I had googled her before we met and she is one amazing woman.  I will skip through her childhood - father an inventor, mother a fashion designer; violin prodigy, learnt the piano in 6 months; attended Saturday morning classes in a University learning to dissect brains in a laboratory aged 11 and the list goes on and on...
She has 4 PhDs in Molecular Medicine, Biophysics, Particle Physics and Quantum Psychology.  But what I thought was really cool about her, was that she also wanted to know about the Ancient Sciences so she became an Egyptologist and Ancient Egyptian Perfumer.  Not only can she read hieroglyphs but she can create her own perfumes, including the hidden formula that Cleopatra had in her perfume.  I don't know if it was exactly that one she placed along my arm, but it was a divine formula, and believe me the smell was both ambrosial and addictive.  
Did I fail to mention that she is a fully functional Autistic Savant!

Anyway, why had this awesome individual come to my house?  Well, she had brought over a ridiculously expensive piece of equipment - I want to say a Quantum Response machine, but I am not sure exactly what it is or how it works.  All I know is that it was jaw-dropping.  All my son had to do was touch these two round sensors for 15 minutes, non invasive and simple, right?  I can see all you ASD parents out there shaking your heads and smiling that knowing smile.  After 3 tries he managed to hold on for about 2 minutes, but only with all of us counting to 100 and me giving him the death stare if he so much as moved his hands (I was not allowed to touch him because the machine would pick me up too).  The results were astounding, for example she told us he had a problem with his left leg, a lingering virus.  My husband froze, as he remembered when my son was about 2 and a half, he had come home limping (the doctor told us it was a virus).  How did she know that and about twenty other pieces of information that only we knew?  What was this miracle machine?  But more importantly, how would it help our ASD son? 

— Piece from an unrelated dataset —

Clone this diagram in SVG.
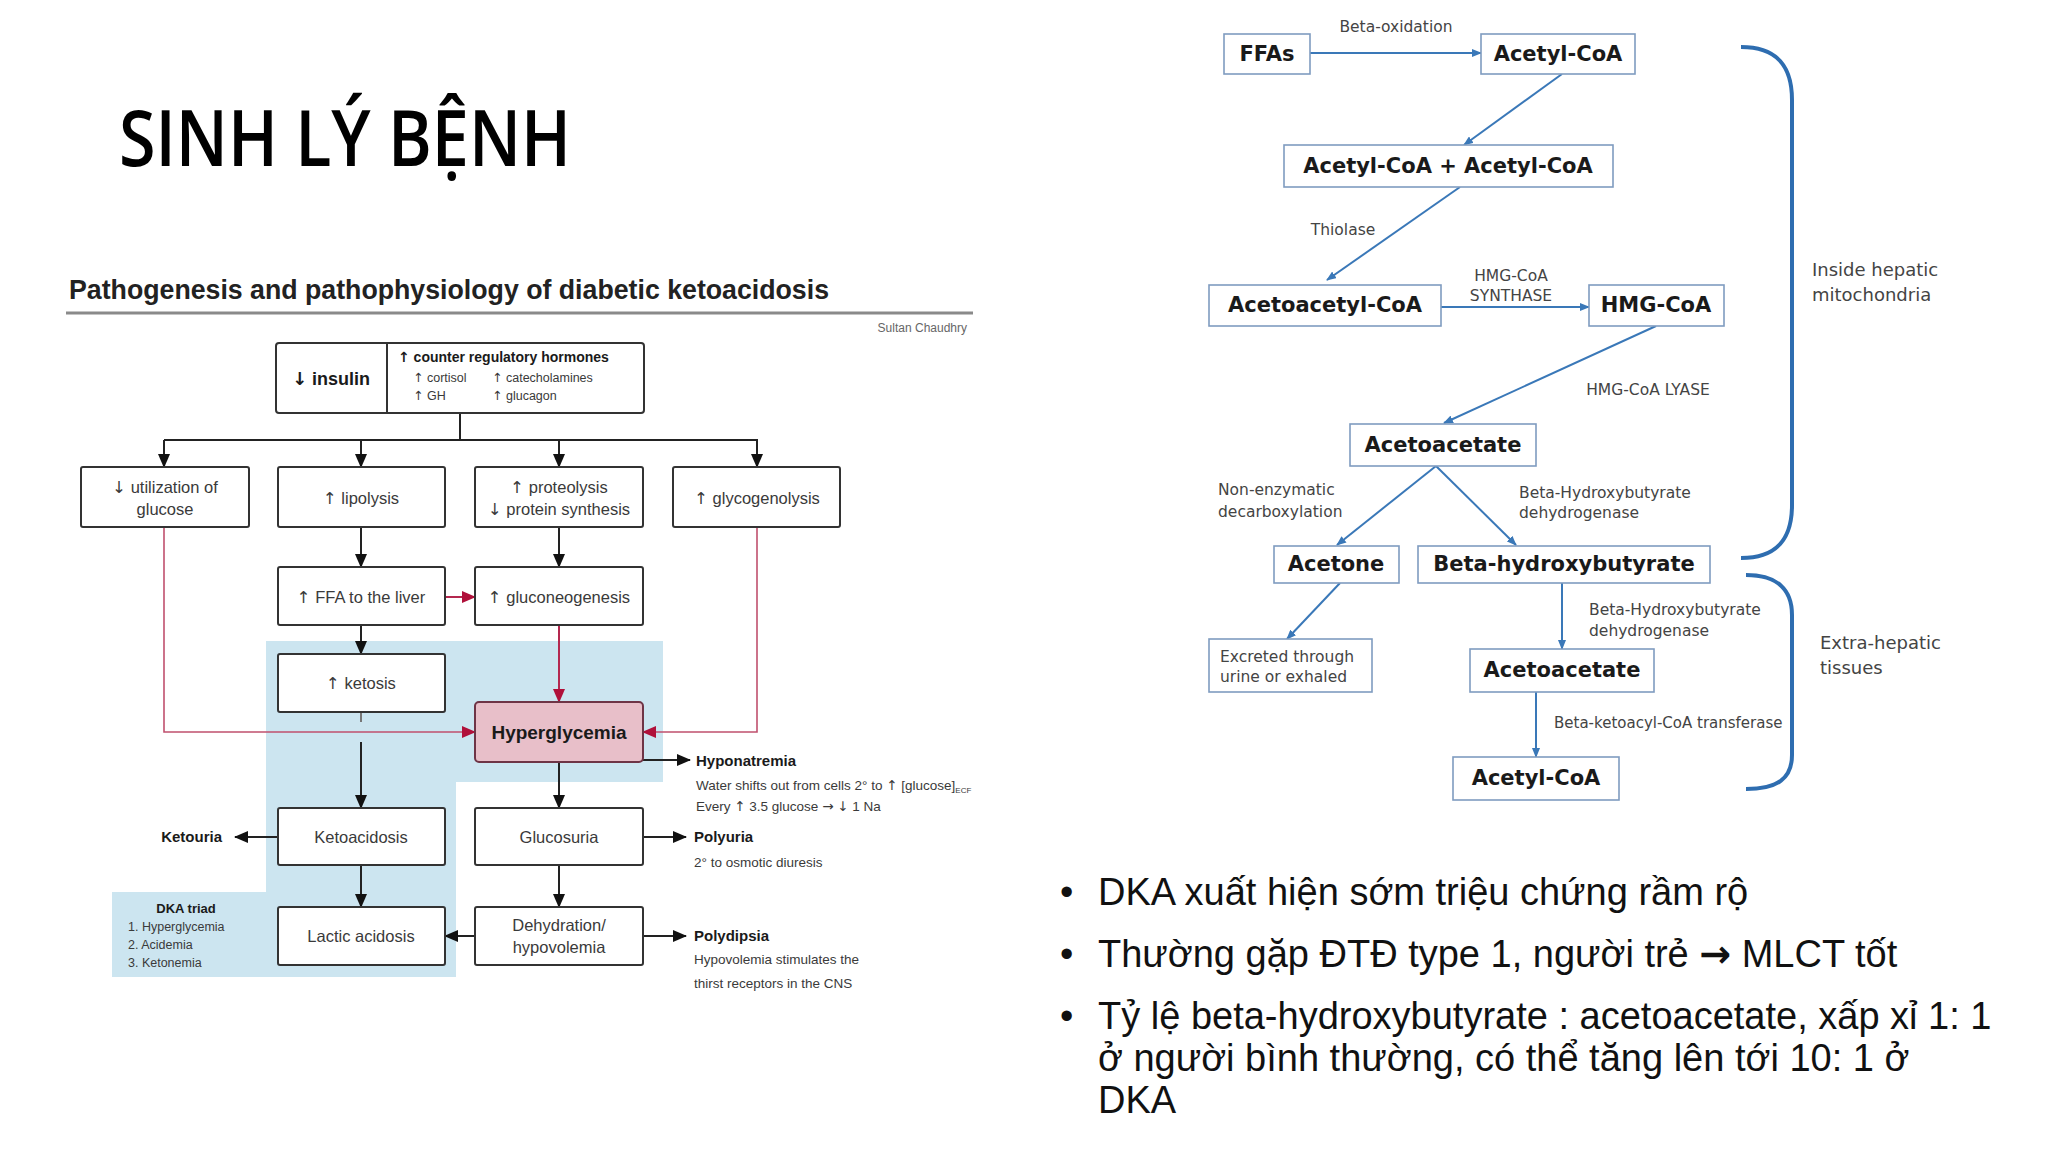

Obviously we have to wait for her to properly study the results, but as I watched her talk and move, I had a strange feeling of the familiar, the way she ate and drank, hungrily yet savouring the flavour (she explained that she like other ASDs never felt full - which totally explains how my son rummages through the cupboards constantly looking for food even if he only ate half an hour ago!), and her mischievous grin, (like when my son is about to do something he knows is naughty) when she talked about things that challenged preconceived ideas about autism.  

I do not know what these results will bring, but I somehow feel a strange, trusting, secure hope that this specific Dr. Cat will find in her lab some way to help bring my ASD son to full function.